Given these downsides, the selling price of the Mate 60 Pro cannot reflect the real cost of production. If the costs are either absorbed by Huawei or subsidized by the Chinese government.

An EUV machine is an extremely sophisticated piece of equipment. Its more than 100,000 components are sourced from more than 800 suppliers around the world. Such a complete supply-chain ecosystem cannot be built overnight.

For China to build such a huge ecosystem to successfully develop ultra-high-precision and complex EUV machines would be a difficult task that it could never accomplish in the short term.

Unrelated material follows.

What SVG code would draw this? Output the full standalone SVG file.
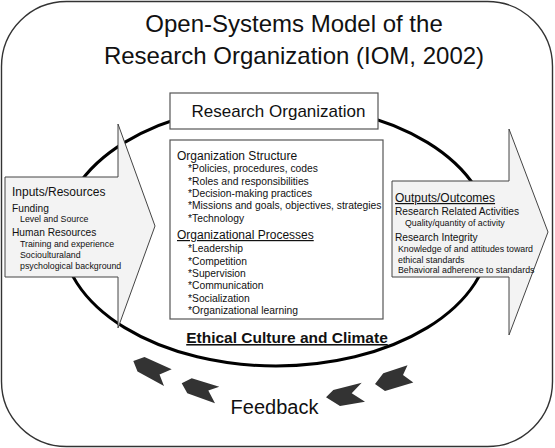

Unless there has been a scarcely imaginable paradigm shift in technological development, SMIC’s inability to obtain EUV equipment under the technological restrictions imposed by the US and its allies might mean that the 7-nanometer process will be a technological limit for Chinese semiconductor manufacturers.

If Huawei cannot continue to develop more advanced devices, in the long run, it would find it hard to compete with other mainstream manufacturers.

However, SMIC’s 7-nanometer semiconductor process technology breakthrough is highly significant from the perspective of military development. When it comes to national defense, the production of weapons generally does not need to take cost into consideration.

Chips manufactured using the 7-nanometer process are an important foundation for the production of 5G communications and networking equipment, and of supercomputers and artificial intelligence devices. Although Chinese manufacturers currently cannot use Taiwan Semiconductor Manufacturing Co’s 4-nanometer process, as Nvidia Corp does to make its A100 and H100 graphics processing units, it is fair to say that China has become one of the few countries in the world whose semiconductor technology includes its own advanced chip manufacturing processes, and this is significant with regard to military development.

The US should pay more attention to what happens and think carefully about how to respond.

Lin Liang-yang is an associate professor in National Kaohsiung Normal University’s Department of Business Management.